What the task requires: Write out the listing below exactly, and omit any images you find in it.

Source data:
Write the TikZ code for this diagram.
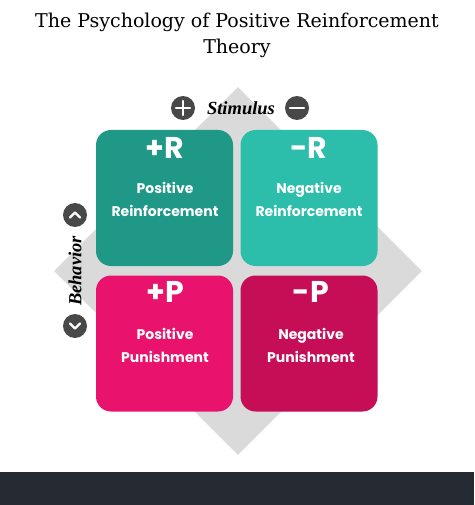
\documentclass[tikz,border=0pt]{standalone}
\usetikzlibrary{shapes.geometric}
\usepackage{fontspec}
\setmainfont{DejaVu Serif}
\newfontfamily\boxfont{Poppins}
\newfontfamily\labfont{Liberation Serif}
\definecolor{tealA}{RGB}{31,152,136}
\definecolor{tealB}{RGB}{44,190,170}
\definecolor{pinkA}{RGB}{233,18,108}
\definecolor{pinkB}{RGB}{198,14,86}
\definecolor{diag}{RGB}{218,218,218}
\definecolor{icon}{RGB}{72,72,72}
\definecolor{bar}{RGB}{37,42,51}
\tikzset{
  quad/.style={rounded corners=15pt, minimum width=137pt, minimum height=136pt, inner sep=0pt, draw=none},
  big/.style={text=white, font=\boxfont\bfseries\fontsize{30}{30}\selectfont, inner sep=0pt},
  lbl/.style={text=white, font=\boxfont\bfseries\fontsize{14}{23}\selectfont, align=center, inner sep=0pt},
  ico/.style={circle, fill=icon, minimum size=24pt, inner sep=0pt},
  sym/.style={white, line width=2.2pt, line cap=round, line join=round},
  axis/.style={font=\labfont\bfseries\itshape\fontsize{18.5}{18.5}\selectfont, inner sep=0pt},
}
\begin{document}
\begin{tikzpicture}[x=1pt,y=-1pt]
\useasboundingbox (0,0) rectangle (474,505);
\fill[white] (0,0) rectangle (474,505);
% title
\node[font=\fontsize{19}{26}\selectfont, align=center, inner sep=0pt] (title) at (237,35) {The Psychology of Positive Reinforcement\\Theory};
% diamond
\node[diamond, fill=diag, minimum width=368pt, minimum height=368pt, inner sep=0pt] (dia) at (238,271) {};
% quadrants
\node[quad, fill=tealA] (pr) at (164.5,198) {};
\node[quad, fill=tealB] (nr) at (309,198) {};
\node[quad, fill=pinkA] (pp) at (164.5,343.5) {};
\node[quad, fill=pinkB] (np) at (309,343.5) {};
% texts
\node[big] (prt) at (165,148) {+R};
\node[lbl] (prl) at (165,199) {Positive\\Reinforcement};
\node[big] (nrt) at (309,148) {-R};
\node[lbl] (nrl) at (309,199) {Negative\\Reinforcement};
\node[big] (ppt) at (165,292) {+P};
\node[lbl] (ppl) at (165,345) {Positive\\Punishment};
\node[big] (npt) at (311,292) {-P};
\node[lbl] (npl) at (311,345) {Negative\\Punishment};
% stimulus axis
\node[axis] (stim) at (241,108) {Stimulus};
\node[ico] (plus) at (183,108) {};
\draw[sym] ([xshift=-7pt]plus.center) -- ([xshift=7pt]plus.center);
\draw[sym] ([yshift=-7pt]plus.center) -- ([yshift=7pt]plus.center);
\node[ico] (minus) at (297,108) {};
\draw[sym] ([xshift=-7pt]minus.center) -- ([xshift=7pt]minus.center);
% behavior axis
\node[axis, rotate=90] (beh) at (75,271) {Behavior};
\node[ico] (up) at (75,215) {};
\draw[sym] ([shift={(-5pt,-2.5pt)}]up.center) -- ([yshift=2.5pt]up.center) -- ([shift={(5pt,-2.5pt)}]up.center);
\node[ico] (down) at (75,326) {};
\draw[sym] ([shift={(-5pt,2.5pt)}]down.center) -- ([yshift=-2.5pt]down.center) -- ([shift={(5pt,2.5pt)}]down.center);
% bottom bar
\fill[bar] (0,472) rectangle (474,505);
\end{tikzpicture}
\end{document}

Solution to this task:
Write the TikZ code for this diagram.
\documentclass[tikz,border=0pt]{standalone}
\usetikzlibrary{shapes.geometric}
\usepackage{fontspec}
\setmainfont{DejaVu Serif}
\newfontfamily\boxfont{Poppins}
\newfontfamily\labfont{Liberation Serif}
\definecolor{tealA}{RGB}{31,152,136}
\definecolor{tealB}{RGB}{44,190,170}
\definecolor{pinkA}{RGB}{233,18,108}
\definecolor{pinkB}{RGB}{198,14,86}
\definecolor{diag}{RGB}{218,218,218}
\definecolor{icon}{RGB}{72,72,72}
\definecolor{bar}{RGB}{37,42,51}
\tikzset{
  quad/.style={rounded corners=15pt, minimum width=137pt, minimum height=136pt, inner sep=0pt, draw=none},
  big/.style={text=white, font=\boxfont\bfseries\fontsize{30}{30}\selectfont, inner sep=0pt},
  lbl/.style={text=white, font=\boxfont\bfseries\fontsize{14}{23}\selectfont, align=center, inner sep=0pt},
  ico/.style={circle, fill=icon, minimum size=24pt, inner sep=0pt},
  sym/.style={white, line width=2.2pt, line cap=round, line join=round},
  axis/.style={font=\labfont\bfseries\itshape\fontsize{18.5}{18.5}\selectfont, inner sep=0pt},
}
\begin{document}
\begin{tikzpicture}[x=1pt,y=-1pt]
\useasboundingbox (0,0) rectangle (474,505);
\fill[white] (0,0) rectangle (474,505);
% title
\node[font=\fontsize{19}{26}\selectfont, align=center, inner sep=0pt] (title) at (237,35) {The Psychology of Positive Reinforcement\\Theory};
% diamond
\node[diamond, fill=diag, minimum width=368pt, minimum height=368pt, inner sep=0pt] (dia) at (238,271) {};
% quadrants
\node[quad, fill=tealA] (pr) at (164.5,198) {};
\node[quad, fill=tealB] (nr) at (309,198) {};
\node[quad, fill=pinkA] (pp) at (164.5,343.5) {};
\node[quad, fill=pinkB] (np) at (309,343.5) {};
% texts
\node[big] (prt) at (165,148) {+R};
\node[lbl] (prl) at (165,199) {Positive\\Reinforcement};
\node[big] (nrt) at (309,148) {-R};
\node[lbl] (nrl) at (309,199) {Negative\\Reinforcement};
\node[big] (ppt) at (165,292) {+P};
\node[lbl] (ppl) at (165,345) {Positive\\Punishment};
\node[big] (npt) at (311,292) {-P};
\node[lbl] (npl) at (311,345) {Negative\\Punishment};
% stimulus axis
\node[axis] (stim) at (241,108) {Stimulus};
\node[ico] (plus) at (183,108) {};
\draw[sym] ([xshift=-7pt]plus.center) -- ([xshift=7pt]plus.center);
\draw[sym] ([yshift=-7pt]plus.center) -- ([yshift=7pt]plus.center);
\node[ico] (minus) at (297,108) {};
\draw[sym] ([xshift=-7pt]minus.center) -- ([xshift=7pt]minus.center);
% behavior axis
\node[axis, rotate=90] (beh) at (75,271) {Behavior};
\node[ico] (up) at (75,215) {};
\draw[sym] ([shift={(-5pt,-2.5pt)}]up.center) -- ([yshift=2.5pt]up.center) -- ([shift={(5pt,-2.5pt)}]up.center);
\node[ico] (down) at (75,326) {};
\draw[sym] ([shift={(-5pt,2.5pt)}]down.center) -- ([yshift=-2.5pt]down.center) -- ([shift={(5pt,2.5pt)}]down.center);
% bottom bar
\fill[bar] (0,472) rectangle (474,505);
\end{tikzpicture}
\end{document}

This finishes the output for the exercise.